Author: Jenny Kuo Publisher: ISBN: 9781267239037 Category : Languages : en Pages :
Book Description
Current-steering (CS) digital-to-analog converters (DACs) are typically used for high-speed, high-accuracy applications since they are the fastest DAC architecture available that also can achieve relatively high resolution and linearity. However, as the performance specifications for both speed and accuracy in data converters continue to increase, circuit nonidealities are becoming more difficult to overcome using traditional analog design techniques. As a result, digital calibration has become an efficient and effective solution for designing high-performance DACs, where the advantages of process scaling can be fully exploited.
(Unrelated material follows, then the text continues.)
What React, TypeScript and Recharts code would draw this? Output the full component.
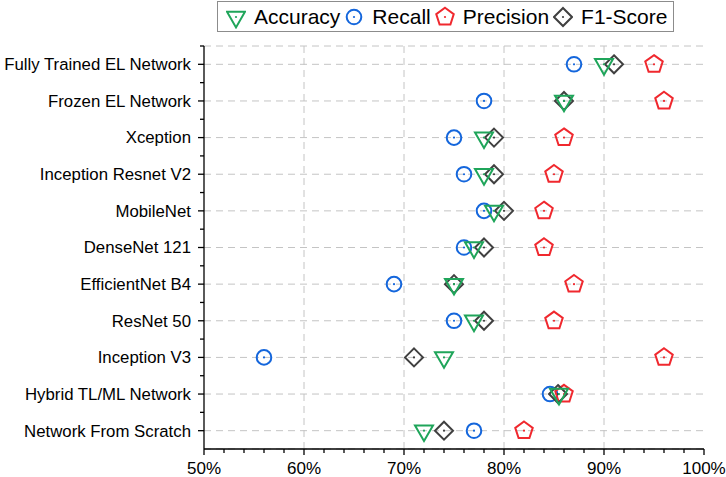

Two digital background calibration techniques for CS DACs are presented in this thesis. The first technique improves the static linearity of a binary-weighted (BW) DAC by estimating and correcting for errors due to both mismatch and finite output resistance in the current sources, potentially allowing the DAC to be constructed with minimum size current sources. The errors are estimated with a slow-but-accurate reference analog-to-digital converter (Ref ADC) and a digital adaptive least-mean-squared algorithm. Correction is achieved using two auxiliary BW CS DACs: one for coarse correction and one for fine correction. Since the current source array of the DAC under calibration occupies a small area, gradient effects are small; however, these errors also can be overcome with the calibration described in this thesis. The dynamic performance of the DAC also improves with this calibration technique due to the reduced parasitics stemming from the reduced DAC area. Computer simulations demonstrate the effectiveness of the proposed technique for a 14-bit DAC operating at 100 MS/s. The second technique improves the dynamic linearity of a high-speed CS DAC. At high operating frequencies, the parasitic capacitors at the drain of the current sources dominate the finite output impedance of the DAC, causing input-dependent settling and memory errors. These errors introduce undesired frequency-dependent nonlinearities in the DAC output. The presented calibration technique estimates these errors with a slow-but-accurate Ref ADC and a digital adaptive recursive least-mean-squared algorithm. Correction is achieved using an auxiliary CS DAC. Computer simulations demonstrate the effectiveness of the proposed technique for a 12-bit DAC operating at 1 GS/s.